The insurance department "will explore the viability of creating a pool or some plan that could be used to cover the cost of a catastrophe and reduce premium increases after a catastrophe," according to a statement from the department.

Calling that proposal "ill-advised," PCI's Ms. Baldwin said "government intrusion into the private market should be limited to instances in which market problems require action. In this case, there are no problems."

The reinsurance market is stable and healthy, she added.

Mr. Wrynn's proposals include standardized windstorm deductibles. Insurers now charge deductibles for wind damage whether it is caused by a hurricane or not. New regulations would limit these deductibles.

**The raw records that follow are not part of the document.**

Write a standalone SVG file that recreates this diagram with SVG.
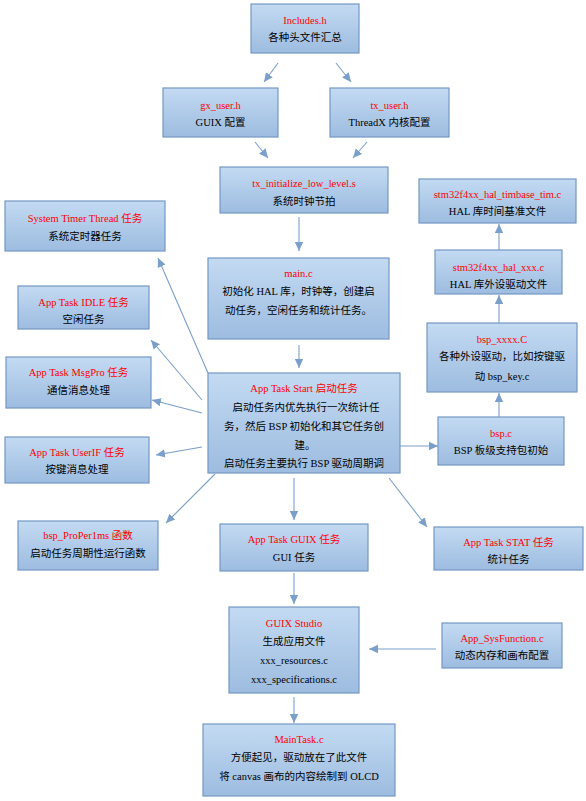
<svg xmlns="http://www.w3.org/2000/svg" width="586" height="801" viewBox="0 0 586 801">
<defs>
<linearGradient id="g" x1="0" y1="0" x2="0" y2="1">
<stop offset="0" stop-color="#C3DAF2"/>
<stop offset="1" stop-color="#9DBCE0"/>
</linearGradient>
<marker id="ah" markerUnits="userSpaceOnUse" markerWidth="10" markerHeight="10" viewBox="0 0 10 10" refX="9" refY="5" orient="auto">
<path d="M0,0.8 L9,5 L0,9.2 z" fill="#7A9FCB"/>
</marker>
<style>
.box{fill:url(#g);stroke:#7398C4;stroke-width:1.2}
text{font-family:"Liberation Serif","Noto Sans CJK SC",serif;font-size:10.5px;text-anchor:middle;fill:#000}
.t{fill:#FF0000}
.c line{stroke:#7A9FCB;stroke-width:1.1;marker-end:url(#ah)}
</style>
</defs>
<rect width="586" height="801" fill="#fff"/>

<g class="c" id="connectors">
<line x1="278" y1="63" x2="264" y2="82"/>
<line x1="336" y1="63" x2="351" y2="82"/>
<line x1="255" y1="142" x2="268" y2="158"/>
<line x1="367" y1="142" x2="353" y2="158"/>
<line x1="299" y1="217" x2="299" y2="251"/>
<line x1="299" y1="345" x2="299" y2="368"/>
<line x1="208" y1="373" x2="158" y2="258"/>
<line x1="202" y1="400" x2="151" y2="340"/>
<line x1="202" y1="413" x2="152" y2="400"/>
<line x1="202" y1="447" x2="156" y2="455"/>
<line x1="215" y1="474" x2="166" y2="523"/>
<line x1="294" y1="478" x2="294" y2="520"/>
<line x1="389" y1="478" x2="427" y2="527"/>
<line x1="400" y1="446" x2="438" y2="446"/>
<line x1="499" y1="417" x2="499" y2="393"/>
<line x1="499" y1="323" x2="499" y2="295"/>
<line x1="499" y1="250" x2="499" y2="224"/>
<line x1="294" y1="573" x2="294" y2="604"/>
<line x1="436" y1="649" x2="369" y2="649"/>
<line x1="294" y1="697" x2="294" y2="723"/>
</g>

<g id="includes"><rect class="box" x="251" y="4" width="108" height="49"/>
<text class="t" x="305" y="24">Includes.h</text><text x="305" y="41">各种头文件汇总</text></g>

<g id="gx_user"><rect class="box" x="163" y="88" width="115" height="49"/>
<text class="t" x="220.5" y="109">gx_user.h</text><text x="220.5" y="126">GUIX 配置</text></g>

<g id="tx_user"><rect class="box" x="330" y="88" width="119" height="49"/>
<text class="t" x="389.5" y="109">tx_user.h</text><text x="389.5" y="126">ThreadX 内核配置</text></g>

<g id="tx_init"><rect class="box" x="220" y="167" width="168" height="46"/>
<text class="t" x="304" y="187">tx_initialize_low_level.s</text><text x="304" y="205">系统时钟节拍</text></g>

<g id="timbase"><rect class="box" x="419" y="179" width="157" height="44"/>
<text class="t" x="497.5" y="198">stm32f4xx_hal_timbase_tim.c</text><text x="497.5" y="215">HAL 库时间基准文件</text></g>

<g id="hal_xxx"><rect class="box" x="435" y="250" width="127" height="44"/>
<text class="t" x="498.5" y="271">stm32f4xx_hal_xxx.c</text><text x="498.5" y="288">HAL 库外设驱动文件</text></g>

<g id="bsp_xxxx"><rect class="box" x="427" y="323" width="150" height="69"/>
<text class="t" x="502" y="343">bsp_xxxx.C</text><text x="502" y="360">各种外设驱动，比如按键驱</text><text x="502" y="380">动 bsp_key.c</text></g>

<g id="bsp"><rect class="box" x="438" y="417" width="126" height="48"/>
<text class="t" x="501" y="437">bsp.c</text><text x="501" y="454">BSP 板级支持包初始</text></g>

<g id="main_c"><rect class="box" x="208" y="258" width="181" height="81"/>
<text class="t" x="298.5" y="277">main.c</text><text x="298.5" y="295">初始化 HAL 库，时钟等，创建启</text><text x="298.5" y="314">动任务，空闲任务和统计任务。</text></g>

<g id="systimer"><rect class="box" x="5" y="201" width="160" height="50"/>
<text class="t" x="85" y="222">System Timer Thread 任务</text><text x="85" y="240">系统定时器任务</text></g>

<g id="idle"><rect class="box" x="18" y="286" width="131" height="43"/>
<text class="t" x="83.5" y="306">App Task IDLE 任务</text><text x="83.5" y="323">空闲任务</text></g>

<g id="msgpro"><rect class="box" x="6" y="357" width="145" height="51"/>
<text class="t" x="78.5" y="376">App Task MsgPro 任务</text><text x="78.5" y="394">通信消息处理</text></g>

<g id="userif"><rect class="box" x="5" y="437" width="144" height="46"/>
<text class="t" x="77" y="456">App Task UserIF 任务</text><text x="77" y="473">按键消息处理</text></g>

<g id="start"><rect class="box" x="208" y="373" width="192" height="100"/>
<text class="t" x="304" y="392">App Task Start 启动任务</text>
<text x="306" y="411">启动任务内优先执行一次统计任</text>
<text x="304" y="430">务，然后 BSP 初始化和其它任务创</text>
<text x="305" y="449">建。</text>
<text x="304" y="467">启动任务主要执行 BSP 驱动周期调</text></g>

<g id="proper"><rect class="box" x="18" y="521" width="140" height="49"/>
<text class="t" x="88" y="539">bsp_ProPer1ms 函数</text><text x="88" y="557">启动任务周期性运行函数</text></g>

<g id="guix_task"><rect class="box" x="220" y="524" width="148" height="47"/>
<text class="t" x="294" y="543">App Task GUIX 任务</text><text x="294" y="561">GUI 任务</text></g>

<g id="stat"><rect class="box" x="434" y="527" width="149" height="43"/>
<text class="t" x="508.5" y="546">App Task STAT 任务</text><text x="508.5" y="563">统计任务</text></g>

<g id="studio"><rect class="box" x="229" y="607" width="130" height="86"/>
<text class="t" x="294" y="627">GUIX Studio</text><text x="294" y="645">生成应用文件</text><text x="294" y="664">xxx_resources.c</text><text x="294" y="683">xxx_specifications.c</text></g>

<g id="sysfunc"><rect class="box" x="442" y="623" width="120" height="45"/>
<text class="t" x="502" y="642">App_SysFunction.c</text><text x="502" y="659">动态内存和画布配置</text></g>

<g id="maintask"><rect class="box" x="203" y="724" width="192" height="72"/>
<text class="t" x="299" y="743">MainTask.c</text><text x="299" y="761">方便起见，驱动放在了此文件</text><text x="299" y="780">将 canvas 画布的内容绘制到 OLCD</text></g>
</svg>
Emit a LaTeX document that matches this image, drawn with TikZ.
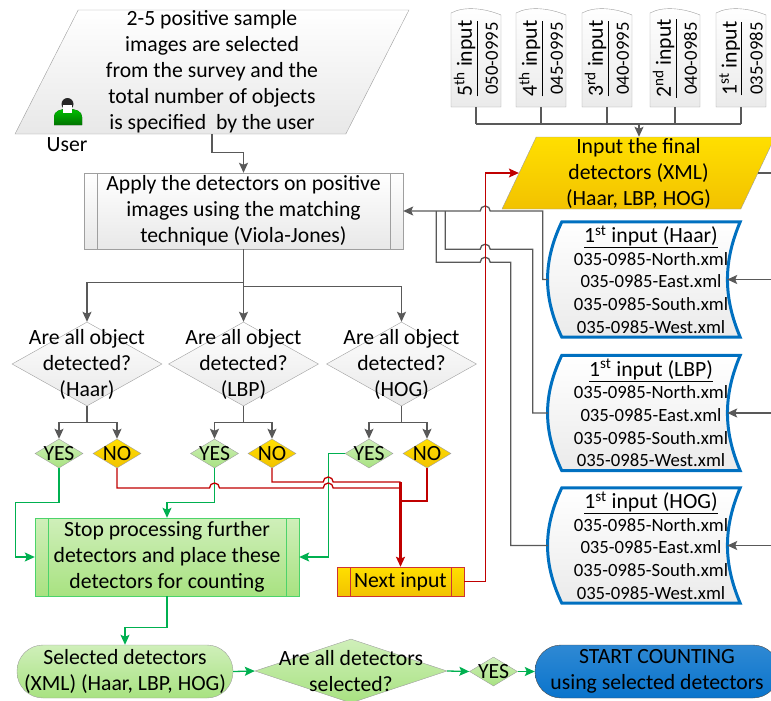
\documentclass[tikz,border=0pt]{standalone}
\usepackage{fontspec}
\setmainfont{Carlito}
\usetikzlibrary{shapes,arrows.meta,calc,backgrounds}

\definecolor{lineg}{HTML}{595959}
\definecolor{okgreen}{HTML}{00B050}
\definecolor{stopgreen}{HTML}{4CD36A}
\definecolor{nored}{HTML}{C00000}
\definecolor{xmlblue}{HTML}{0070C0}
\definecolor{gold}{HTML}{FFDF00}
\definecolor{golddark}{HTML}{F2C200}
\definecolor{lgreen}{HTML}{A8E281}
\definecolor{startblue}{HTML}{0A74CC}

\newcommand\bigfnt{\fontsize{21.7}{26}\selectfont}
\newcommand\xmlfnt{\fontsize{18.7}{22.7}\selectfont}

\tikzset{
  graybox/.style={draw=gray!75, top color=white, bottom color=gray!18},
  greenbox/.style={top color=lgreen!55!white, bottom color=lgreen},
  goldbox/.style={top color=gold, bottom color=golddark},
  subproc/.style={path picture={\draw[#1, line width=0.8pt]
      ([xshift=13pt]path picture bounding box.north west) -- ([xshift=13pt]path picture bounding box.south west)
      ([xshift=-13pt]path picture bounding box.north east) -- ([xshift=-13pt]path picture bounding box.south east);}},
  decision/.style={diamond, graybox, minimum width=150pt, minimum height=84pt},
  yesd/.style={diamond, draw=gray!75, greenbox, minimum width=48pt, minimum height=29pt, label={center:YES}},
  nod/.style={diamond, draw=gray!75, goldbox, minimum width=48pt, minimum height=29pt, label={center:NO}},
  xmlnode/.style={font=\xmlfnt, minimum width=178pt, minimum height=115pt},
  storebox/.style={draw=xmlblue, line width=3pt, top color=white, bottom color=gray!16},
  docbox/.style={draw=gray!75, top color=white, bottom color=gray!16},
  gline/.style={draw=lineg, line width=1.3pt},
  garrow/.style={gline, -{Stealth[length=10pt,width=9pt,inset=2pt]}},
  yline/.style={draw=okgreen, line width=1.3pt},
  yarrow/.style={yline, -{Stealth[length=10pt,width=9pt,inset=2pt]}},
  nline/.style={draw=nored, line width=1.3pt},
  narrow/.style={nline, -{Stealth[length=10pt,width=9pt,inset=2pt]}}
}

\begin{document}
\begin{tikzpicture}[x=1pt,y=-1pt,
    every node/.style={font=\bigfnt, align=center, inner sep=0pt}]
  \useasboundingbox (0,0) rectangle (771,701);

  % user input
  \node[trapezium, trapezium left angle=63, trapezium right angle=117, trapezium stretches body,
    graybox, text height=124pt, text depth=0pt, minimum width=394pt,
    label={center:2-5 positive sample\\images are selected\\from the survey and the\\total number of objects\\is specified\ \ by the user}] (user) at (212,72) {};
  \fill[top color=green!75!black, bottom color=green!45!black] (54,125) -- (54,117) .. controls (54,111) and (60,109) .. (68,109)
    .. controls (76,109) and (82,111) .. (82,117) -- (82,125) -- cycle;
  \fill[black!85] (67.5,104) circle[radius=6pt];
  \fill[white] (63,105) rectangle (72,113);
  \node (userlbl) at (67,145) {User};

  \node[rectangle, graybox, subproc=gray!75, minimum width=319pt, minimum height=76pt] (apply) at (243.5,211)
    {Apply the detectors on positive\\images using the matching\\technique (Viola-Jones)};

  % inputs
  \foreach \i/\x/\sfx/\cd in {5/476/th/050-0995, 4/541/th/045-0995, 3/607/rd/040-0995, 2/675/nd/040-0985, 1/741/st/035-0985}{
    \node[rotate=90, minimum width=97pt, minimum height=51pt] (in\i) at (\x,58.5)
      {\underline{\i\textsuperscript{\sfx} input}\\{\xmlfnt \cd}};
    \begin{pgfonlayer}{background}
      \draw[docbox] (\x-25,13) .. controls (\x-12,6) and (\x+8,8) .. (\x+25,15) -- (\x+25,107) -- (\x-25,107) -- cycle;
    \end{pgfonlayer}
  }
  \node[trapezium, trapezium left angle=64, trapezium right angle=116, trapezium stretches body,
    draw=gray!75, goldbox, minimum width=273pt, minimum height=72pt] (final) at (638.5,173)
    {Input the final\\detectors (XML)\\(Haar, LBP, HOG)};

  \node[xmlnode] (haar) at (651,279.5) {{\bigfnt\underline{1\textsuperscript{st} input (Haar)}}\\035-0985-North.xml\\035-0985-East.xml\\035-0985-South.xml\\035-0985-West.xml};
  \node[xmlnode] (lbp) at (651,413) {{\bigfnt\underline{1\textsuperscript{st} input (LBP)}}\\035-0985-North.xml\\035-0985-East.xml\\035-0985-South.xml\\035-0985-West.xml};
  \node[xmlnode] (hog) at (651,545.5) {{\bigfnt\underline{1\textsuperscript{st} input (HOG)}}\\035-0985-North.xml\\035-0985-East.xml\\035-0985-South.xml\\035-0985-West.xml};
  \begin{pgfonlayer}{background}
    \foreach \d in {haar,lbp,hog}
      \draw[storebox] (\d.north west) .. controls +(-19,40) and +(-19,-40) .. (\d.south west) -- (\d.south east)
        .. controls +(-17,-40) and +(-17,40) .. (\d.north east) -- cycle;
  \end{pgfonlayer}

  % decisions
  \node[decision, label={center:Are all object\\detected?\\(Haar)}] (dhaar) at (87,364) {};
  \node[decision, label={center:Are all object\\detected?\\(LBP)}] (dlbp) at (243.5,364) {};
  \node[decision, label={center:Are all object\\detected?\\(HOG)}] (dhog) at (401.5,364) {};
  \node[yesd] (yhaar) at (59,453.5) {};
  \node[nod] (nhaar) at (117,453.5) {};
  \node[yesd] (ylbp) at (214.5,453.5) {};
  \node[nod] (nlbp) at (272,453.5) {};
  \node[yesd] (yhog) at (369,453.5) {};
  \node[nod] (nhog) at (427,453.5) {};

  \node[rectangle, draw=stopgreen, greenbox, subproc=stopgreen, minimum width=264pt, minimum height=78pt] (stop) at (167,557)
    {Stop processing further\\detectors and place these\\detectors for counting};
  \node[rectangle, draw=nored!80, goldbox, subproc=nored!80, minimum width=127pt, minimum height=29pt] (next) at (400.5,581.5) {Next input};

  \node[rectangle, rounded corners=26pt, draw=gray!75, greenbox, minimum width=216pt, minimum height=53pt] (sel) at (125,671.5)
    {Selected detectors\\(XML) (Haar, LBP, HOG)};
  \node[diamond, draw=gray!75, greenbox, minimum width=192pt, minimum height=64pt,
    label={center:Are all detectors\\selected?}] (dall) at (351,671) {};
  \node[yesd] (yall) at (493.5,671.5) {};
  \node[rectangle, rounded corners=26pt, draw=black!70, top color=startblue!85!white, bottom color=startblue,
    minimum width=244pt, minimum height=53pt] (start) at (657,671.5) {START COUNTING\\using selected detectors};

  % connectors
  \coordinate (edge) at (771,0);
  \coordinate (bus) at (639,124);
  \coordinate (rv) at ([xshift=21pt]next.east);
  \coordinate (gv) at ([xshift=29pt]stop.east);
  \coordinate (rA) at (400.5,488);
  \coordinate (rB) at (400.5,482);
  \coordinate (rC) at (400.5,501);

  \draw[garrow] (user.south) -- ++(0,18) -| (apply.north);
  \foreach \i in {1,...,5} \draw[gline] (in\i.west) -- (in\i.west |- bus);
  \draw[gline] (in5.west |- bus) -- (in1.west |- bus);
  \draw[garrow] (bus) -- (bus |- final.north);
  \draw[gline] (final.east) -- (final.east -| edge);
  \foreach \d in {haar,lbp,hog} \draw[garrow] (\d.east -| edge) -- ([xshift=-13pt]\d.east);

  \draw[garrow] ([xshift=-14pt]haar.west) -| ($(haar.west |- apply.east)+(-19,0)$) -- ($(rv |- apply.east)+(5,0)$)
    arc[start angle=0, end angle=180, radius=5pt] -- (apply.east);
  \draw[gline] ([xshift=-14pt]lbp.west) -| ($(haar.west |- apply.south)+(-29,0)$) -- ($(rv |- apply.south)+(5,0)$)
    arc[start angle=0, end angle=180, radius=5pt] -- ($(apply.south east)+(42,0)$) -- ($(apply.east)+(42,0)$);
  \draw[gline] ([xshift=-14pt]hog.west) -| ($(haar.west |- apply.south)+(-51,13)$) -- ($(rv |- apply.south)+(5,13)$)
    arc[start angle=0, end angle=180, radius=5pt] -- ($(apply.south east)+(33,13)$) -- ($(apply.east)+(33,0)$);

  \draw[garrow] (apply.south) -- (dlbp.north);
  \draw[garrow] (apply.south) -- ++(0,33) -| (dhaar.north);
  \draw[garrow] (apply.south) -- ++(0,37) -| (dhog.north);
  \foreach \d/\y/\n in {dhaar/yhaar/nhaar, dlbp/ylbp/nlbp, dhog/yhog/nhog}{
    \draw[garrow] (\d.south) -- ++(0,16) -| (\y.north);
    \draw[garrow] (\d.south) -- ++(0,16) -| (\n.north);
  }

  \draw[yarrow] (yhaar.south) -- ++(0,34) -| ([xshift=-19pt]stop.west) -- (stop.west);
  \draw[yarrow] (ylbp.south) -- ++(0,34) -| (stop.north);
  \draw[yarrow] (yhog.west) -| (gv) -- (stop.east);

  \draw[nline] (nhaar.south) |- ($(ylbp.south |- rA)+(-5,0)$) arc[start angle=180, end angle=0, radius=5pt]
    -- ($(gv |- rA)+(-5,0)$) arc[start angle=180, end angle=0, radius=5pt] -- (rA);
  \draw[nline] (nlbp.south) |- ($(gv |- rB)+(-5,0)$) arc[start angle=180, end angle=0, radius=5pt] -- (rB);
  \draw[nline] (nhog.south) |- (rC);
  \draw[narrow, line width=2.4pt] (rB) -- (next.north);
  \draw[narrow] (next.east) -- (rv) |- (final.west);

  \draw[yarrow] (stop.south) -- ++(0,31) -| (sel.north);
  \draw[yarrow] (sel.east) -- (dall.west);
  \draw[yarrow] (dall.east) -- (yall.west);
  \draw[yarrow] (yall.east) -- (start.west);
\end{tikzpicture}
\end{document}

Finally, Mr. Wrynn would like to impose regulations on insurers attempting to reduce risk by dropping policies on renewal. Currently insurers can drop 4 percent of their policyholders without department notification. Mr. Wrynn would like to change this so that if any reduction in a given county is 2 percent or more, the insurer must file a withdrawal plan.

The proposals could create an unattractive market for insurers, Ms. Baldwin warned.

Windstorm deductibles in New York were devised in the 1990s to address availability problems on the coast. The deductibles allowed insurers to increase policies written in high-risk areas, according to Ms. Baldwin.

New regulations on non-renewals proposed by Mr. Wrynn could deter insurers from writing in New York, she predicted.